Longtime live set closer “Blood Creek” ends a record of substantial pleasures; it unsurprisingly brings If Memory Serves Us Well to a fiery conclusion. And while this LP does easily eclipse its Best of/Greatest Hits trappings, due to the out-of-print status of their back catalog (a situation that’s apparently slated to change soon), this baby will (at least temporarily) provide many curious newcomers with an appropriately hefty introduction.

If this release has a lingering issue, for this writer it comes down to simple personal preferences. For instance, their fabulous cover of hometown hero Peter Laughner’s “Sylvia Plath” is sadly absent. And this is reflective of a bigger lack; since Death of Samantha dished out some righteous covers (along with Bowie and Laughner they tackled Warren Zevon and Fred Flintstone) it would’ve been nice to have at least one of those (and/or maybe even a fresh one) included.
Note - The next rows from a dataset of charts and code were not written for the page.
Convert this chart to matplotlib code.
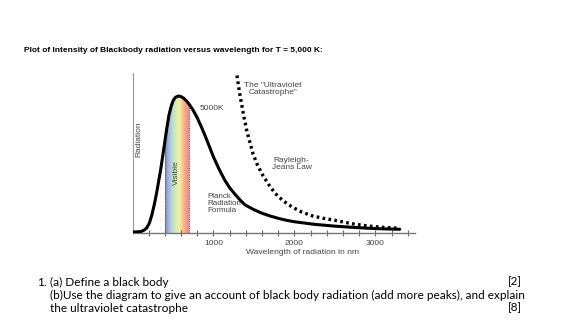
"""
Blackbody radiation at 5000 K: Planck curve against the Rayleigh-Jeans law
"""
import matplotlib
matplotlib.use("Agg")
import matplotlib.pyplot as plt
from matplotlib.colors import LinearSegmentedColormap
import numpy as np

plt.rcParams['font.family'] = ['Liberation Sans', 'DejaVu Sans']

# values (wavelength in nm, intensity relative to the peak)
planck_nm = [0, 100, 140, 175, 210, 240, 270, 300, 325, 350, 375, 400, 425, 450,
             475, 500, 530, 565, 600, 630, 665, 700, 750, 800, 850, 900, 950,
             1000, 1070, 1140, 1200, 1270, 1330, 1390, 1500, 1600, 1700, 1800,
             1900, 2000, 2250, 2500, 2700, 2900, 3100, 3300]
planck_val = [0.007, 0.01, 0.02, 0.036, 0.075, 0.134, 0.21, 0.30, 0.385, 0.47,
              0.57, 0.67, 0.77, 0.86, 0.92, 0.965, 0.99, 1.0, 0.995, 0.985,
              0.965, 0.94, 0.895, 0.84, 0.775, 0.705, 0.63, 0.555, 0.465, 0.385,
              0.33, 0.28, 0.24, 0.205, 0.17, 0.144, 0.124, 0.107, 0.093, 0.082,
              0.063, 0.05, 0.042, 0.035, 0.03, 0.027]

rj_nm = [1290, 1320, 1350, 1380, 1410, 1450, 1490, 1540, 1600, 1680, 1760, 1860,
         1970, 2090, 2220, 2350, 2480, 2690, 2890, 3100, 3300]
rj_val = [1.15, 1.03, 0.93, 0.835, 0.75, 0.66, 0.575, 0.5, 0.43, 0.355, 0.29,
          0.235, 0.19, 0.153, 0.125, 0.108, 0.095, 0.07, 0.052, 0.041, 0.034]

visible_nm = [400, 700]
major_ticks = [1000, 2000, 3000]
minor_ticks = [200, 400, 600, 800, 1200, 1400, 1600, 1800, 2200, 2400, 2600,
               2800, 3200, 3400]

title = "Plot of Intensity of Blackbody radiation versus wavelength for T = 5,000 K:"
question_lines = [
    ("1.", "(a) Define a black body", "[2]"),
    ("", "(b)Use the diagram to give an account of black body radiation (add more peaks), and explain", ""),
    ("", "the ultraviolet catastrophe", "[8]"),
]

W, H = 572, 330
fig = plt.figure(figsize=(W / 100, H / 100), dpi=100)
ax = fig.add_axes([132.5 / W, 97 / H, 282.5 / W, 160 / H])

# visible band, coloured like a spectrum and clipped under the curve
spectrum = LinearSegmentedColormap.from_list(
    'spec', ['#8a86c4', '#9fb6e0', '#b5dcd0', '#d8ecb0', '#f4efa8', '#f8c48e',
             '#f19a8e', '#ee8a86'])
x_nm = np.array(planck_nm)
y_val = np.array(planck_val)
band = (x_nm >= visible_nm[0]) & (x_nm <= visible_nm[1])
fill = ax.fill_between(x_nm[band], 0, y_val[band], facecolor='none', edgecolor='none')
grad = np.linspace(0, 1, 256).reshape(1, -1)
im = ax.imshow(grad, cmap=spectrum, aspect='auto',
               extent=[visible_nm[0], visible_nm[1], 0, 1.0], zorder=1)
im.set_clip_path(fill.get_paths()[0], transform=ax.transData)
for v in visible_nm:
    top = y_val[x_nm == v][0]
    ax.plot([v, v], [0, top], ls=(0, (1, 1)), color='#555577', lw=0.8, zorder=2)

ax.plot(planck_nm, planck_val, color='black', lw=2.2, zorder=3,
        solid_capstyle='round', solid_joinstyle='round')
ax.plot(rj_nm, rj_val, color='black', lw=2.4, ls=(0, (0.8, 1.0)), zorder=3)

ax.set_xlim(0, 3488)
ax.set_ylim(0, 1.168)
ax.set_xticks(major_ticks)
ax.set_xticks(minor_ticks, minor=True)
ax.set_yticks([])
ax.tick_params(axis='x', which='both', direction='inout', length=4, width=0.8,
               color='#666666', labelsize=6, labelcolor='#444444', pad=3)
for s in ['top', 'right']:
    ax.spines[s].set_visible(False)
ax.spines['left'].set_color('#999999')
ax.spines['left'].set_linewidth(0.8)
ax.spines['bottom'].set_color('#777777')
ax.spines['bottom'].set_linewidth(1.0)
ax.set_xlabel('Wavelength of radiation in nm', fontsize=6.1, color='#444444')
ax.xaxis.set_label_coords((303 - 132.5) / 282.5, -(252 - 233) / 160)
ax.xaxis.label.set_va('center')

txt = dict(fontsize=6, color='#444444')
ax.text(74, 0.686, 'Radiation', rotation=90, ha='center', va='center', **txt)
ax.text(549, 0.44, 'Visible', rotation=90, ha='center', va='center', **txt)
ax.text(833, 0.912, '5000K', ha='left', va='center', **txt)
ax.text(1735, 1.05, 'The "Ultraviolet\nCatastrophe"', ha='center', va='center',
        linespacing=1.0, **txt)
ax.text(1963, 0.507, 'Rayleigh-\nJeans Law', ha='center', va='center',
        linespacing=1.0, **txt)
ax.text(930, 0.215, 'Planck\nRadiation\nFormula', ha='left', va='center',
        linespacing=1.0, fontsize=5.8, color='#444444')

fig.text(24 / W, 1 - 51 / H, title, fontsize=6.0, fontweight='bold',
         ha='left', va='center')

line_y = [282, 295, 308]
for (num, body, mark), yy in zip(question_lines, line_y):
    fy = 1 - yy / H
    if num:
        fig.text(37 / W, fy, num, fontsize=8.5, family='Lato', va='center')
    fig.text(50 / W, fy, body, fontsize=8.5, family='Lato', va='center')
    if mark:
        fig.text(522 / W, fy, mark, fontsize=8.5, family='Lato', va='center', ha='right')

fig.savefig('out.png', dpi=100)
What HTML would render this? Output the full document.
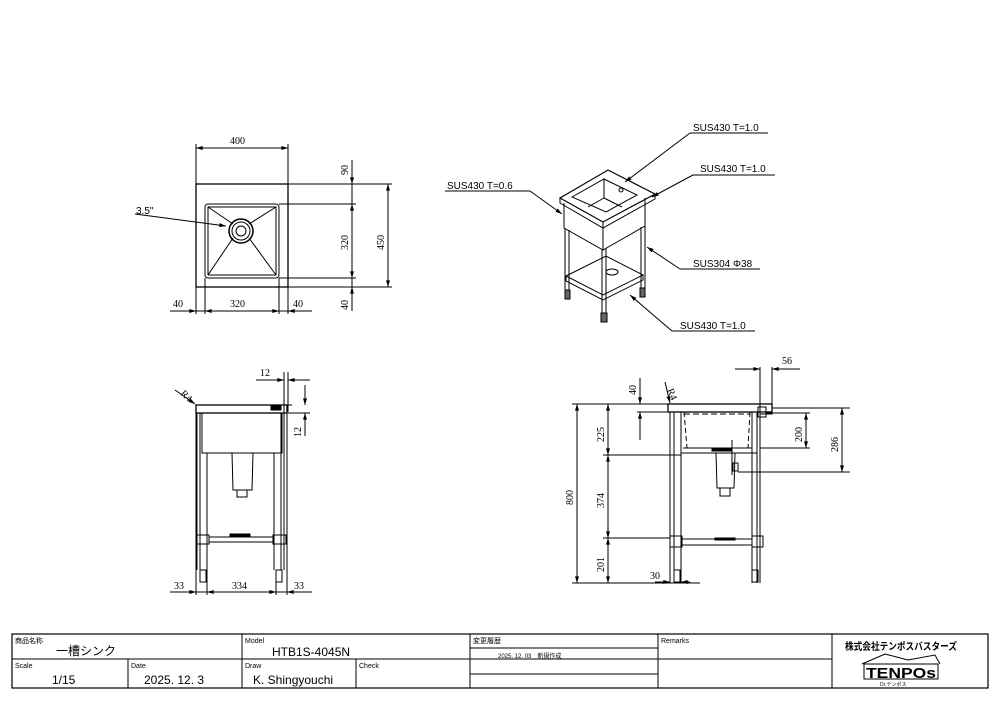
<!DOCTYPE html>
<html><head><meta charset="utf-8"><style>
html,body{margin:0;padding:0;background:#fff;}
svg{display:block;}
text{font-family:"Liberation Serif","Noto Serif CJK SC",serif;fill:#000;}
.s{font-family:"Liberation Sans","Noto Sans CJK JP",sans-serif;}
</style></head><body>
<svg width="1000" height="707" viewBox="0 0 1000 707" xmlns="http://www.w3.org/2000/svg">
<defs>
<marker id="a" viewBox="0 0 10 6" refX="10" refY="3" markerWidth="8" markerHeight="4" orient="auto-start-reverse"><path d="M0,0L10,3L0,6z" fill="#000"/></marker>
</defs>
<g stroke="#000" fill="none" stroke-width="1">
<!-- TOP VIEW -->
<rect x="196" y="184" width="92" height="103" stroke-width="1.3"/>
<rect x="205" y="204" width="74" height="74" rx="3"/>
<rect x="208" y="207" width="68" height="68"/>
<line x1="208" y1="207" x2="233" y2="224"/><line x1="276" y1="207" x2="249" y2="224"/>
<line x1="208" y1="275" x2="233" y2="238"/><line x1="276" y1="275" x2="249" y2="238"/>
<circle cx="241" cy="231" r="12" stroke-width="1.5"/><circle cx="241" cy="231" r="9"/><circle cx="241" cy="231" r="5"/>
<line x1="135" y1="214" x2="226" y2="226" marker-end="url(#a)"/>
<line x1="196" y1="144" x2="196" y2="184"/><line x1="288" y1="144" x2="288" y2="184"/>
<line x1="196" y1="148" x2="288" y2="148" marker-start="url(#a)" marker-end="url(#a)"/>
<line x1="288" y1="184" x2="392" y2="184"/><line x1="288" y1="287" x2="392" y2="287"/>
<line x1="279" y1="204" x2="356" y2="204"/><line x1="279" y1="278" x2="356" y2="278"/>
<line x1="352" y1="160" x2="352" y2="311"/>
<line x1="352" y1="170" x2="352" y2="184" marker-end="url(#a)"/>
<line x1="352" y1="204" x2="352" y2="278" marker-start="url(#a)" marker-end="url(#a)"/>
<line x1="352" y1="290" x2="352" y2="287" marker-end="url(#a)"/>
<line x1="388" y1="184" x2="388" y2="287" marker-start="url(#a)" marker-end="url(#a)"/>
<line x1="196" y1="287" x2="196" y2="314"/><line x1="205" y1="278" x2="205" y2="314"/>
<line x1="279" y1="278" x2="279" y2="314"/><line x1="288" y1="287" x2="288" y2="314"/>
<line x1="170" y1="311" x2="312" y2="311"/>
<line x1="185" y1="311" x2="196" y2="311" marker-end="url(#a)"/>
<line x1="205" y1="311" x2="279" y2="311" marker-start="url(#a)" marker-end="url(#a)"/>
<line x1="300" y1="311" x2="288" y2="311" marker-end="url(#a)"/>

<!-- FRONT VIEW -->
<rect x="196" y="405" width="91" height="8" stroke-width="1.3"/>
<rect x="202" y="413" width="80" height="40"/>
<line x1="197" y1="413" x2="197" y2="570"/><line x1="200" y1="413" x2="200" y2="570"/><line x1="207" y1="453" x2="207" y2="570"/>
<line x1="284" y1="413" x2="284" y2="570"/><line x1="281" y1="413" x2="281" y2="570"/><line x1="274" y1="453" x2="274" y2="570"/>
<polyline points="232,453 233,490 252,490 253,453"/><rect x="237" y="490" width="10" height="7"/>
<rect x="196" y="535" width="13" height="9"/><rect x="273" y="535" width="13" height="9"/>
<line x1="209" y1="537" x2="273" y2="537"/><line x1="209" y1="542" x2="273" y2="542"/>
<rect x="230" y="534" width="20" height="2" fill="#000"/>
<rect x="271" y="406" width="10" height="4" fill="#000"/>
<rect x="200" y="570" width="6" height="12"/><rect x="276" y="570" width="6" height="12"/>
<line x1="175" y1="390" x2="195" y2="404" marker-end="url(#a)"/>
<line x1="284" y1="372" x2="284" y2="413"/><line x1="288" y1="372" x2="288" y2="412"/>
<line x1="256" y1="380" x2="284" y2="380" marker-end="url(#a)"/><line x1="310" y1="380" x2="288" y2="380" marker-end="url(#a)"/>
<line x1="288" y1="413" x2="310" y2="413"/><line x1="287" y1="405" x2="292" y2="405"/>
<line x1="305" y1="385" x2="305" y2="405" marker-end="url(#a)"/><line x1="305" y1="436" x2="305" y2="413" marker-end="url(#a)"/>
<line x1="196" y1="413" x2="196" y2="595"/><line x1="207" y1="570" x2="207" y2="595"/>
<line x1="276" y1="570" x2="276" y2="595"/><line x1="287" y1="413" x2="287" y2="595"/>
<line x1="170" y1="592" x2="312" y2="592"/>
<line x1="185" y1="592" x2="196" y2="592" marker-end="url(#a)"/>
<line x1="207" y1="592" x2="276" y2="592" marker-start="url(#a)" marker-end="url(#a)"/>
<line x1="300" y1="592" x2="287" y2="592" marker-end="url(#a)"/>

<!-- SIDE VIEW -->
<rect x="668" y="404" width="104" height="8" stroke-width="1.3"/>
<rect x="760" y="404" width="12" height="10"/>
<line x1="670" y1="412" x2="670" y2="583"/><line x1="674" y1="412" x2="674" y2="583"/><line x1="681" y1="412" x2="681" y2="583"/>
<line x1="752" y1="412" x2="752" y2="583"/><line x1="757" y1="412" x2="757" y2="583"/><line x1="760" y1="414" x2="760" y2="583"/>
<line x1="684" y1="412" x2="687" y2="448" stroke-dasharray="5,3"/><line x1="750" y1="412" x2="748" y2="448" stroke-dasharray="5,3"/>
<line x1="684" y1="414" x2="750" y2="414" stroke-dasharray="6,3"/>
<line x1="683" y1="448" x2="752" y2="448"/><line x1="681" y1="453" x2="757" y2="453"/>
<rect x="712" y="448" width="20" height="3" fill="#000"/>
<polyline points="716,453 717,488 734,488 735,453"/><rect x="720" y="488" width="10" height="8"/>
<rect x="733" y="463" width="5" height="8"/>
<line x1="732" y1="440" x2="732" y2="475"/>
<rect x="758" y="407" width="8" height="10"/>
<rect x="670" y="536" width="12" height="11"/><rect x="752" y="536" width="11" height="11"/>
<line x1="682" y1="539" x2="752" y2="539"/><line x1="682" y1="545" x2="752" y2="545"/>
<rect x="715" y="538" width="20" height="2" fill="#000"/>
<rect x="674" y="570" width="6" height="12"/><rect x="752" y="570" width="6" height="12"/>
<line x1="665" y1="382" x2="670" y2="403" marker-end="url(#a)"/>
<line x1="572" y1="404" x2="668" y2="404"/><line x1="603" y1="455" x2="681" y2="455"/>
<line x1="603" y1="538" x2="670" y2="538"/><line x1="572" y1="583" x2="700" y2="583"/>
<line x1="577" y1="404" x2="577" y2="583" marker-start="url(#a)" marker-end="url(#a)"/>
<line x1="608" y1="404" x2="608" y2="455" marker-start="url(#a)" marker-end="url(#a)"/>
<line x1="608" y1="455" x2="608" y2="538" marker-start="url(#a)" marker-end="url(#a)"/>
<line x1="608" y1="538" x2="608" y2="583" marker-start="url(#a)" marker-end="url(#a)"/>
<line x1="637" y1="412" x2="668" y2="412"/>
<line x1="640" y1="378" x2="640" y2="404" marker-end="url(#a)"/><line x1="640" y1="440" x2="640" y2="412" marker-end="url(#a)"/>
<line x1="655" y1="582" x2="670" y2="582" marker-end="url(#a)"/><line x1="690" y1="582" x2="681" y2="582" marker-end="url(#a)"/>
<line x1="760" y1="367" x2="760" y2="404"/><line x1="772" y1="367" x2="772" y2="404"/>
<line x1="735" y1="369" x2="760" y2="369" marker-end="url(#a)"/><line x1="800" y1="369" x2="772" y2="369" marker-end="url(#a)"/>
<line x1="766" y1="413" x2="810" y2="413"/><line x1="760" y1="448" x2="810" y2="448"/>
<line x1="772" y1="408" x2="850" y2="408"/><line x1="738" y1="472" x2="850" y2="472"/>
<line x1="806" y1="413" x2="806" y2="448" marker-start="url(#a)" marker-end="url(#a)"/>
<line x1="842" y1="408" x2="842" y2="472" marker-start="url(#a)" marker-end="url(#a)"/>

<!-- ISO VIEW -->
<polygon points="560,198 608,170 655,194 603,222" stroke-width="1.2"/>
<polyline points="560,198 560,203 603,228 655,199 655,194"/>
<line x1="603" y1="222" x2="603" y2="228"/>
<polygon points="572,197 604,179 637,195 606,212"/>
<line x1="604" y1="179" x2="604" y2="198"/><line x1="604" y1="198" x2="588" y2="207"/><line x1="604" y1="198" x2="622" y2="207"/>
<polyline points="564,203 564,228 603,250 603,228"/><polyline points="603,250 645,226 645,198"/>
<line x1="565" y1="228" x2="565" y2="298"/><line x1="569" y1="230" x2="569" y2="298"/>
<line x1="602" y1="250" x2="602" y2="320"/><line x1="606" y1="248" x2="606" y2="320"/>
<line x1="641" y1="227" x2="641" y2="292"/><line x1="645" y1="226" x2="645" y2="292"/>
<polygon points="566,276 606,256 643,275 603,295"/><polyline points="566,276 566,281 603,300 643,280 643,275"/>
<ellipse cx="612" cy="272" rx="6" ry="3"/>
<rect x="565" y="290" width="5" height="9" fill="#666"/><rect x="601" y="313" width="6" height="9" fill="#666"/><rect x="640" y="288" width="5" height="9" fill="#666"/>
<circle cx="621" cy="190" r="2"/>
<line x1="690" y1="133" x2="768" y2="133"/><line x1="690" y1="133" x2="625" y2="182" marker-end="url(#a)"/>
<line x1="693" y1="175" x2="775" y2="175"/><line x1="693" y1="175" x2="652" y2="197" marker-end="url(#a)"/>
<line x1="445" y1="191" x2="530" y2="191"/><line x1="530" y1="191" x2="562" y2="214" marker-end="url(#a)"/>
<line x1="680" y1="269" x2="760" y2="269"/><line x1="680" y1="269" x2="647" y2="247" marker-end="url(#a)"/>
<line x1="672" y1="331" x2="755" y2="331"/><line x1="672" y1="331" x2="630" y2="295" marker-end="url(#a)"/>

<!-- TITLE BLOCK -->
<rect x="12" y="634" width="976" height="54" stroke-width="1.2"/>
<line x1="12" y1="659" x2="832" y2="659"/>
<line x1="128" y1="659" x2="128" y2="688"/><line x1="242" y1="634" x2="242" y2="688"/>
<line x1="356" y1="659" x2="356" y2="688"/><line x1="470" y1="634" x2="470" y2="688"/>
<line x1="658" y1="634" x2="658" y2="688"/><line x1="832" y1="634" x2="832" y2="688"/>
<line x1="470" y1="648" x2="658" y2="648"/><line x1="470" y1="674" x2="658" y2="674"/>
</g>
<g font-size="10">
<text x="230" y="144">400</text>
<text x="136" y="214" class="s">3.5"</text>
<text x="173" y="307">40</text><text x="230" y="307">320</text><text x="293" y="307">40</text>
<text transform="translate(348,175) rotate(-90)">90</text>
<text transform="translate(348,250) rotate(-90)">320</text>
<text transform="translate(348,310) rotate(-90)">40</text>
<text transform="translate(384,250) rotate(-90)">450</text>
<text transform="translate(180,394) rotate(45)">R4</text>
<text x="260" y="376">12</text>
<text transform="translate(301,437) rotate(-90)">12</text>
<text x="174" y="589">33</text><text x="232" y="589">334</text><text x="294" y="589">33</text>
<text transform="translate(667,390) rotate(68)">R4</text>
<text transform="translate(636,395) rotate(-90)">40</text>
<text transform="translate(573,505) rotate(-90)">800</text>
<text transform="translate(604,442) rotate(-90)">225</text>
<text transform="translate(604,508) rotate(-90)">374</text>
<text transform="translate(604,572) rotate(-90)">201</text>
<text x="650" y="579">30</text>
<text x="782" y="364">56</text>
<text transform="translate(802,442) rotate(-90)">200</text>
<text transform="translate(838,452) rotate(-90)">286</text>
</g>
<g font-size="10" class="s">
<text x="693" y="131" class="s">SUS430 T=1.0</text>
<text x="700" y="172" class="s">SUS430 T=1.0</text>
<text x="447" y="189" class="s">SUS430 T=0.6</text>
<text x="693" y="267" class="s">SUS304 Φ38</text>
<text x="680" y="329" class="s">SUS430 T=1.0</text>
</g>
<g class="s">
<text x="15" y="643" font-size="7" class="s">商品名称</text>
<text x="56" y="655" font-size="12" class="s">一槽シンク</text>
<text x="15" y="668" font-size="7" class="s">Scale</text>
<text x="52" y="684" font-size="12" class="s">1/15</text>
<text x="131" y="668" font-size="7" class="s">Date</text>
<text x="144" y="684" font-size="12" class="s">2025. 12. 3</text>
<text x="245" y="643" font-size="7" class="s">Model</text>
<text x="272" y="656" font-size="12" class="s">HTB1S-4045N</text>
<text x="245" y="668" font-size="7" class="s">Draw</text>
<text x="253" y="684" font-size="12" class="s">K. Shingyouchi</text>
<text x="359" y="668" font-size="7" class="s">Check</text>
<text x="473" y="643" font-size="7" class="s">変更履歴</text>
<text x="498" y="658" font-size="6" class="s">2025. 12. 03　新規作成</text>
<text x="661" y="643" font-size="7" class="s">Remarks</text>
<text x="845" y="650" font-size="10" font-weight="bold" class="s" textLength="112" lengthAdjust="spacingAndGlyphs">株式会社テンポスバスターズ</text>
<polyline points="862,664 885,654 908,660 935,655 940,664" fill="none" stroke="#000"/>
<rect x="864" y="664" width="74" height="15" fill="none" stroke="#000"/>
<text x="866" y="678" font-size="15" font-weight="bold" class="s" textLength="70" lengthAdjust="spacingAndGlyphs">TENPOs</text>
<text x="880" y="686" font-size="5" class="s">Dr.テンポス</text>
</g>
</svg>
</body></html>
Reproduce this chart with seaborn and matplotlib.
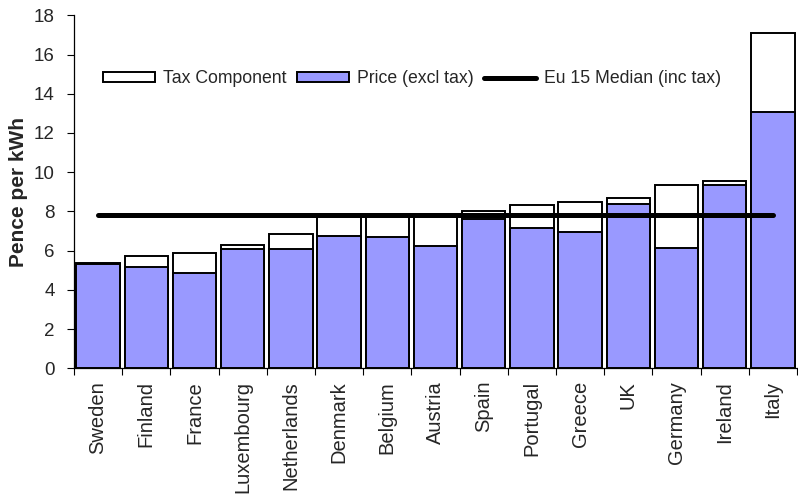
import matplotlib
matplotlib.use("Agg")
import matplotlib.pyplot as plt
from matplotlib.patches import Patch
from matplotlib.lines import Line2D
import seaborn as sns
import pandas as pd

# Domestic electricity prices, pence per kWh
countries = ["Sweden", "Finland", "France", "Luxembourg", "Netherlands",
             "Denmark", "Belgium", "Austria", "Spain", "Portugal",
             "Greece", "UK", "Germany", "Ireland", "Italy"]
price_excl_tax = [5.30, 5.18, 4.88, 6.10, 6.10, 6.75, 6.68, 6.25, 7.60,
                  7.16, 6.97, 8.36, 6.12, 9.35, 13.09]
price_incl_tax = [5.38, 5.73, 5.86, 6.30, 6.85, 7.70, 7.70, 7.72, 8.02,
                  8.31, 8.47, 8.70, 9.33, 9.55, 17.12]
eu15_median = [7.83] * len(countries)

df = pd.DataFrame({
    "country": countries,
    "excl": price_excl_tax,
    "incl": price_incl_tax,
    "median": eu15_median,
})

sns.set_style("ticks")
plt.rcParams["font.family"] = ["Liberation Sans", "DejaVu Sans"]

BLUE = "#9999FF"

fig = plt.figure(figsize=(7.98, 5.0), dpi=100)
ax = fig.add_axes([74 / 798, 1 - 368.3 / 500, 723 / 798, 353 / 500])

# Full price (incl. tax) drawn first in white: the visible white part is the tax
sns.barplot(data=df, x="country", y="incl", color="white", saturation=1,
            edgecolor="black", linewidth=1.4, width=0.9, errorbar=None, ax=ax)
# Price excluding tax on top
sns.barplot(data=df, x="country", y="excl", color=BLUE, saturation=1,
            edgecolor="black", linewidth=1.4, width=0.9, errorbar=None, ax=ax)
# EU-15 median line
sns.lineplot(data=df, x="country", y="median", color="black", linewidth=3.6,
             sort=False, ax=ax)
for ln in ax.get_lines():
    ln.set_solid_capstyle("round")

ax.set_xlim(-0.5, len(countries) - 0.5)
ax.set_ylim(0, 18)
ax.set_yticks(range(0, 19, 2))
ax.set_xlabel("")
ax.set_ylabel("Pence per kWh", fontsize=15, fontweight="bold")
ax.yaxis.set_label_coords(-0.064, 0.5)

ax.set_xticks(range(len(countries)))
ax.set_xticklabels(countries, rotation=90, fontsize=14.5)
ax.set_xticks([i - 0.5 for i in range(len(countries) + 1)], minor=True)
ax.tick_params(axis="x", which="major", length=0, pad=9)
ax.tick_params(axis="x", which="minor", length=5, width=0.8, color="black")
ax.tick_params(axis="y", which="major", length=5, width=0.8, color="black",
               labelsize=13.5, pad=9)

sns.despine(ax=ax)
ax.spines["left"].set_color("black")
ax.spines["bottom"].set_color("black")
ax.spines["left"].set_linewidth(0.9)
ax.spines["bottom"].set_linewidth(0.9)

handles = [
    Patch(facecolor="white", edgecolor="black", linewidth=1.4),
    Patch(facecolor=BLUE, edgecolor="black", linewidth=1.4),
    Line2D([0], [0], color="black", linewidth=3.6, solid_capstyle="round"),
]
labels = ["Tax Component", "Price (excl tax)", "Eu 15 Median (inc tax)"]
ax.legend(handles, labels, loc="center left", bbox_to_anchor=(0.04, 0.82),
          ncol=3, frameon=False, fontsize=12.7, handlelength=2.95,
          handleheight=0.5, handletextpad=0.45, columnspacing=0.6,
          borderpad=0, borderaxespad=0)

fig.savefig("out.png", dpi=100)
In 1991, even though they’d broken-up roughly a year earlier, there was an attempt on the part of Mike Curb to coax DoS back into action specifically for the purpose of accompanying a “comeback” recording of “hip” covers from notoriously volatile Las Vegas “legend” Wayne Newton. If the previous sentence reads like a terrible idea, it would’ve very likely played out exactly that way. But Newton went bankrupt, Sammy Davis Jr. (who was also involved in the scenario) died, and the whole affair never happened. It remains unclear to me if Death of Samantha would’ve ended-up accepting the offer.

But if any bunch (save for Michael Cudahy and Liz Cox) could’ve stepped up to the task and made the endeavor interesting (if not necessarily wholly worthwhile), it was this crew. They pulled-off some major moves in the second half of the 1980s, and many of them are given top-flight readings on If Memory Serves Us Well. It’s great to have them back in action.